Rounding to three significant figures (because our input numbers like 65.0, 4.00, and 550 had three significant figures), the astronaut's altitude is about $387 \mathrm{~km}$! Wow, that's pretty far up!

Alternative answer

Answer: The astronaut's altitude above Earth is about 387,000 meters, or 387 kilometers. Explain
This is a question about how our eyes can tell apart two close-by things when they are really far away. It's about something called "diffraction" and "Rayleigh's criterion," which is a special rule for how much light spreads out when it goes through a tiny hole, like our eye's pupil. . The solving step is:

1. **Understand the "Angle" Rule:** First, we need to figure out the smallest angle our astronaut's eye can tell apart. There's a special rule for this, called Rayleigh's criterion. It uses a number (1.22), the color of the light (wavelength), and the size of the eye's opening (pupil diameter).
* The light's color (wavelength) is 550 nanometers, which is 0.000000550 meters (super tiny!).
* The eye's opening (pupil diameter) is 4.00 millimeters, which is 0.004 meters.
* So, the smallest angle is calculated as: 1.22 multiplied by (0.000000550 meters divided by 0.004 meters).
* This gives us an angle of about 0.00016775 in a special unit called radians (which is how scientists measure angles for these kinds of problems).

2. **Connect the Angle to Distance:** Now, imagine the astronaut looking at the two things on Earth. The small angle we just found is also related to how far apart those two things are on Earth (65.0 meters) and how high up the astronaut is (the altitude we want to find!).
* If the angle is super small, we can say that `angle = (distance between things on Earth) / (astronaut's altitude)`.
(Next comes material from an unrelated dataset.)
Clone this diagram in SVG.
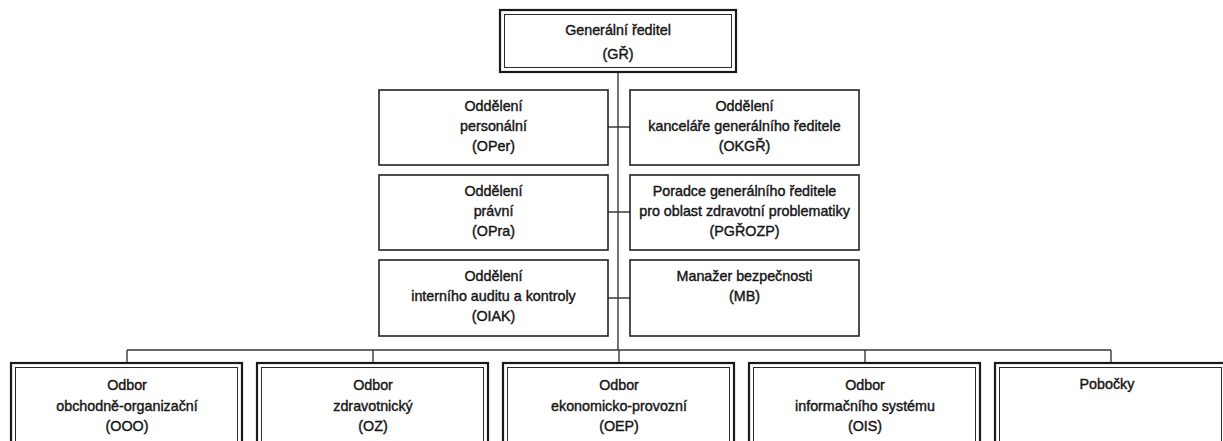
<svg xmlns="http://www.w3.org/2000/svg" width="1223" height="441" viewBox="0 0 1223 441">
<style>
.bg{fill:#ffffff}
.o{fill:#fff;stroke:#1a1a1a;stroke-width:2.2}
.i{fill:none;stroke:#2a2a2a;stroke-width:1}
.s{fill:#fff;stroke:#222;stroke-width:1.6}
.c{fill:none;stroke:#3a3a3a;stroke-width:1.4}
text{font-family:"Liberation Sans",Arial,sans-serif;font-size:14.3px;fill:#151515;text-anchor:middle;stroke:#151515;stroke-width:0.4}
</style>
<rect class="bg" x="0" y="0" width="1223" height="441"/>
<g id="connectors">
<path class="c" d="M618 73 V350"/>
<path class="c" d="M608 127 H630 M608 212 H630 M608 298 H630"/>
<path class="c" d="M127 350 H1111 M127 350 V363 M373 350 V363 M619 350 V363 M865 350 V363 M1111 350 V363"/>
</g>
<g id="GR">
<rect class="o" x="500" y="10" width="236" height="62"/>
<rect class="i" x="504.5" y="14.5" width="227" height="53"/>
<text x="618" y="35">Generální ředitel</text>
<text x="618" y="59">(GŘ)</text>
</g>
<g id="OPer">
<rect class="s" x="379" y="90" width="229" height="75"/>
<text x="493.5" y="111">Oddělení</text>
<text x="493.5" y="131">personální</text>
<text x="493.5" y="151">(OPer)</text>
</g>
<g id="OKGR">
<rect class="s" x="630" y="90" width="229" height="75"/>
<text x="744.5" y="111">Oddělení</text>
<text x="744.5" y="131">kanceláře generálního ředitele</text>
<text x="744.5" y="151">(OKGŘ)</text>
</g>
<g id="OPra">
<rect class="s" x="379" y="175" width="229" height="75"/>
<text x="493.5" y="196">Oddělení</text>
<text x="493.5" y="216">právní</text>
<text x="493.5" y="236">(OPra)</text>
</g>
<g id="PGROZP">
<rect class="s" x="630" y="175" width="229" height="75"/>
<text x="744.5" y="196">Poradce generálního ředitele</text>
<text x="744.5" y="216">pro oblast zdravotní problematiky</text>
<text x="744.5" y="236">(PGŘOZP)</text>
</g>
<g id="OIAK">
<rect class="s" x="379" y="260" width="229" height="76"/>
<text x="493.5" y="281">Oddělení</text>
<text x="493.5" y="301">interního auditu a kontroly</text>
<text x="493.5" y="321">(OIAK)</text>
</g>
<g id="MB">
<rect class="s" x="630" y="260" width="229" height="76"/>
<text x="744.5" y="281">Manažer bezpečnosti</text>
<text x="744.5" y="301">(MB)</text>
</g>
<g id="OOO">
<rect class="o" x="11" y="363" width="231" height="100"/>
<rect class="i" x="15.5" y="367.5" width="222" height="100"/>
<text x="127" y="390">Odbor</text>
<text x="127" y="411">obchodně-organizační</text>
<text x="127" y="431">(OOO)</text>
</g>
<g id="OZ">
<rect class="o" x="257" y="363" width="231" height="100"/>
<rect class="i" x="261.5" y="367.5" width="222" height="100"/>
<text x="373" y="390">Odbor</text>
<text x="373" y="411">zdravotnický</text>
<text x="373" y="431">(OZ)</text>
</g>
<g id="OEP">
<rect class="o" x="503" y="363" width="231" height="100"/>
<rect class="i" x="507.5" y="367.5" width="222" height="100"/>
<text x="619" y="390">Odbor</text>
<text x="619" y="411">ekonomicko-provozní</text>
<text x="619" y="431">(OEP)</text>
</g>
<g id="OIS">
<rect class="o" x="749" y="363" width="231" height="100"/>
<rect class="i" x="753.5" y="367.5" width="222" height="100"/>
<text x="865" y="390">Odbor</text>
<text x="865" y="411">informačního systému</text>
<text x="865" y="431">(OIS)</text>
</g>
<g id="Pobocky">
<rect class="o" x="995" y="363" width="231" height="100"/>
<rect class="i" x="999.5" y="367.5" width="222" height="100"/>
<text x="1107" y="389">Pobočky</text>
</g>
</svg>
3. **Find the Altitude:** Since we know the angle from step 1 and the distance between the two things on Earth (65.0 meters), we can figure out the altitude. It's like a puzzle where we're looking for the missing piece!
* We can rearrange our little rule from step 2: `astronaut's altitude = (distance between things on Earth) / (the smallest angle we found)`.
* So, we calculate: 65.0 meters divided by 0.00016775.
* This gives us about 387,481 meters.

4. **Make it Simple:** 387,481 meters is a big number, so it's easier to say 387 kilometers (because 1 kilometer is 1000 meters).

So, the astronaut is about 387 kilometers high up! That's super high, but their eye is amazing at seeing things far away!